Go through the data below and gather each line containing "chart".

##########

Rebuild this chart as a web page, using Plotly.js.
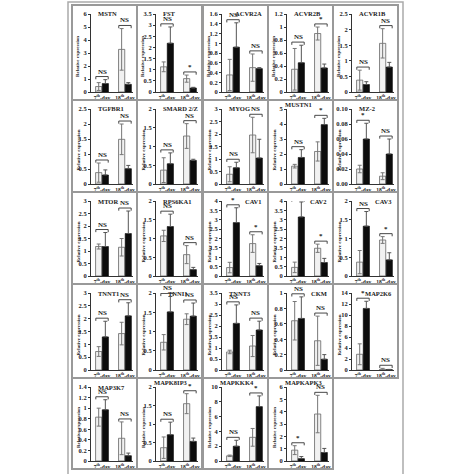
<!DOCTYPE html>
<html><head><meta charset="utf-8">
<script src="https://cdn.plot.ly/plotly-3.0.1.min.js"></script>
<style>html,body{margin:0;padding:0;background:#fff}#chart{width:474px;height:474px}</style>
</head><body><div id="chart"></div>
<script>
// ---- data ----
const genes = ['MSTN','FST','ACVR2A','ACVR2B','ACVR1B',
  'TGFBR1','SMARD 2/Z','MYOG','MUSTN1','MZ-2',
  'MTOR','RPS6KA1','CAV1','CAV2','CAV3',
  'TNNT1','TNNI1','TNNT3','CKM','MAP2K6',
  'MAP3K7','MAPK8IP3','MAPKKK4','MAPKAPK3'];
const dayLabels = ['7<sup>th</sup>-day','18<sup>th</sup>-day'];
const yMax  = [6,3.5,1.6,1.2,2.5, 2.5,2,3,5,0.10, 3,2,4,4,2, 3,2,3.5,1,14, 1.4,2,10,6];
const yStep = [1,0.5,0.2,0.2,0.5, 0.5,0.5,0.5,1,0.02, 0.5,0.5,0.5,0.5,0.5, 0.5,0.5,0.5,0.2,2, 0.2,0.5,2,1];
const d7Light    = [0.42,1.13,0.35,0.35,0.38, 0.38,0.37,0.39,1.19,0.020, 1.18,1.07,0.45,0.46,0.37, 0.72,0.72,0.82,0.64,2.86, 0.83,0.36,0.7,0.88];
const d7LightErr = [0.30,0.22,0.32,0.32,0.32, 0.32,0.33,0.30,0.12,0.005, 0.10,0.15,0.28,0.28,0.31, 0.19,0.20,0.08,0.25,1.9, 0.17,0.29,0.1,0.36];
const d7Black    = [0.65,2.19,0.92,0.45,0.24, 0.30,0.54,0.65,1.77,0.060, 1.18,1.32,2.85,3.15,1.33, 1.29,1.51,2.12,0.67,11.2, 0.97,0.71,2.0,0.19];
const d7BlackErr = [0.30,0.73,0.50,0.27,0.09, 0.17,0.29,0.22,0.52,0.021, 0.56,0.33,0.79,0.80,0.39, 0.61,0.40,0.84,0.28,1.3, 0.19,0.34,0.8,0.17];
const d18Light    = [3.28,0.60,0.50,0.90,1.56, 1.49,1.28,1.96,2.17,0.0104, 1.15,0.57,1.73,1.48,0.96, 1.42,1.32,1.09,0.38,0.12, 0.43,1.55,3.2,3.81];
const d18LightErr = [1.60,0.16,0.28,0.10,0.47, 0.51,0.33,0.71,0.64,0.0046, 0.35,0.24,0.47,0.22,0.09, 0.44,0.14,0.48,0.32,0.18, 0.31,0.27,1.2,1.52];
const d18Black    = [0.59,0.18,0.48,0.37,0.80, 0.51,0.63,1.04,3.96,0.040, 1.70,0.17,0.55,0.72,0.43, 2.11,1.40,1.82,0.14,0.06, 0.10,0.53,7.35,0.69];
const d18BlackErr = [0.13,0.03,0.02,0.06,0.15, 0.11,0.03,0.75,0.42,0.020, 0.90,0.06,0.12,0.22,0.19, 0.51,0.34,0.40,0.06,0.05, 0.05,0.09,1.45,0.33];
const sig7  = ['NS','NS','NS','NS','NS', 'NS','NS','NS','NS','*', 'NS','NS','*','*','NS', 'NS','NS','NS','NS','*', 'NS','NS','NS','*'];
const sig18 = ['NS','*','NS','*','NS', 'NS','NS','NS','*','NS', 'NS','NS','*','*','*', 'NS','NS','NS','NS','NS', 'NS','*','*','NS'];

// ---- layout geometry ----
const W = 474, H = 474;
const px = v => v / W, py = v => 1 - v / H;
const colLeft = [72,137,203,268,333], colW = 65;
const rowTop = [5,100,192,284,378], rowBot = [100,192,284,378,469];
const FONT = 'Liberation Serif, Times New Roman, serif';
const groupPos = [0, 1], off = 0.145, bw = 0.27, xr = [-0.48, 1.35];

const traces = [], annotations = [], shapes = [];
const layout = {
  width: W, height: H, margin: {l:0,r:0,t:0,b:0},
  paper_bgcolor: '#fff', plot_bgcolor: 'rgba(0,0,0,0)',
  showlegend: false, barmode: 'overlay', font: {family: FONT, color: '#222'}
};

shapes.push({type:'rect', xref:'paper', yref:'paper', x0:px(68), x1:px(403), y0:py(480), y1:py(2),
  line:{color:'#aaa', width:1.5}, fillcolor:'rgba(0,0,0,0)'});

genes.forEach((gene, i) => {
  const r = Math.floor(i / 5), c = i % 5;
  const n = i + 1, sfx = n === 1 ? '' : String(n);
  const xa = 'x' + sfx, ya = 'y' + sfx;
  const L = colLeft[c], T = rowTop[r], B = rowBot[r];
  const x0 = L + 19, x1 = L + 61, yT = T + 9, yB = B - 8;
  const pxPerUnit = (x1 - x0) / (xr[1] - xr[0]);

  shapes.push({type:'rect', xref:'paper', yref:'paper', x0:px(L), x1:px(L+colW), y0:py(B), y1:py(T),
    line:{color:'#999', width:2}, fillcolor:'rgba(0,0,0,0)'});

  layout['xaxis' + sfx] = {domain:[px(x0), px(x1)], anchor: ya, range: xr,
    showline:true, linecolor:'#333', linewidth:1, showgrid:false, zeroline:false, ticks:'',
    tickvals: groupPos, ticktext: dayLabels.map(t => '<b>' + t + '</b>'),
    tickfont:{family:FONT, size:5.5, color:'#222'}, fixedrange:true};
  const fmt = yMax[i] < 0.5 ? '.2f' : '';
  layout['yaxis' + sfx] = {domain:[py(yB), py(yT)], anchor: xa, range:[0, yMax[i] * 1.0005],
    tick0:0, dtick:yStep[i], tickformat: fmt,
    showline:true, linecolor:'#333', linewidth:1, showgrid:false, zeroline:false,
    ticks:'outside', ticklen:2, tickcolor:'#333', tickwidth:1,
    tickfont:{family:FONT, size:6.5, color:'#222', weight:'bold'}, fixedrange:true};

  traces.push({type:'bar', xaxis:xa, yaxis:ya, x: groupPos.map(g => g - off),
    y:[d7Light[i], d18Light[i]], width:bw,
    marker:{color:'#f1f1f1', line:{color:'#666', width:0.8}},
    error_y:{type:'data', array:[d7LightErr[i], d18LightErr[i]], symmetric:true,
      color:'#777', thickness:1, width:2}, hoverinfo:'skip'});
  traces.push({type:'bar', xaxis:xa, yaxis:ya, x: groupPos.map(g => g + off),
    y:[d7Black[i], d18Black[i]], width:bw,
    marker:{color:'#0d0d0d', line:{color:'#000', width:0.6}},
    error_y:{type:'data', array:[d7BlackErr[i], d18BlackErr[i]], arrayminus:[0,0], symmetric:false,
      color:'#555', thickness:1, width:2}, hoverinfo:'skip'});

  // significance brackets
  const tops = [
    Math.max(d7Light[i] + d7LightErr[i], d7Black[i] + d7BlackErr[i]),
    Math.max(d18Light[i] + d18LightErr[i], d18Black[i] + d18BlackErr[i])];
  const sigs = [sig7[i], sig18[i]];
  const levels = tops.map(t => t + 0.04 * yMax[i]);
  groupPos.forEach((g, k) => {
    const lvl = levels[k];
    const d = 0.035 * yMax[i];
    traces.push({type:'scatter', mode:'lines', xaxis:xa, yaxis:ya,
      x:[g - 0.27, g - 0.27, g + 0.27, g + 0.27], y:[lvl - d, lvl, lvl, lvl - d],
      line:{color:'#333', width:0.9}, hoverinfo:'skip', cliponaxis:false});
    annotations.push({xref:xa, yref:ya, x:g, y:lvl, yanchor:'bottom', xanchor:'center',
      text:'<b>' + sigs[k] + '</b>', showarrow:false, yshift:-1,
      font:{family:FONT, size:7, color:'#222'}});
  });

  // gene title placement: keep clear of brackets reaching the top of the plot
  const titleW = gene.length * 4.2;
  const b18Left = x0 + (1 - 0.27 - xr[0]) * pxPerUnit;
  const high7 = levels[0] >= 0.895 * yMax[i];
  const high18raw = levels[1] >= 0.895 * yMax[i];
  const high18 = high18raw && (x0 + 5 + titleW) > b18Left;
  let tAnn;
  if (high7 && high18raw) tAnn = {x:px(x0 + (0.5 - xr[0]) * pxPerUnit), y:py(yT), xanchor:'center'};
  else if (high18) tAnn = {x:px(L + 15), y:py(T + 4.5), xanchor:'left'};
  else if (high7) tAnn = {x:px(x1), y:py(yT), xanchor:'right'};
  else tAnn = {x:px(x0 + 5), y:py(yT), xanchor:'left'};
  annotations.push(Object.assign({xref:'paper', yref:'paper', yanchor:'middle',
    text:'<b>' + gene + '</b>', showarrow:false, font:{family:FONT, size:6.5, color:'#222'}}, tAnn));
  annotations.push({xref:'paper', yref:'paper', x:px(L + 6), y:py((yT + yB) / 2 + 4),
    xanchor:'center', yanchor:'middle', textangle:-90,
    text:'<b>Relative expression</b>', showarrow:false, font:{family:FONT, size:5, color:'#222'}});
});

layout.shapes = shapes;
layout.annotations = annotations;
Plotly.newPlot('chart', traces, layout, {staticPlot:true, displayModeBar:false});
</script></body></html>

##########

SOLUTION TO THIS EXERCISE =>
Rebuild this chart as a web page, using Plotly.js.
<style>html,body{margin:0;padding:0;background:#fff}#chart{width:474px;height:474px}</style>
</head><body><div id="chart"></div>
Plotly.newPlot('chart', traces, layout, {staticPlot:true, displayModeBar:false});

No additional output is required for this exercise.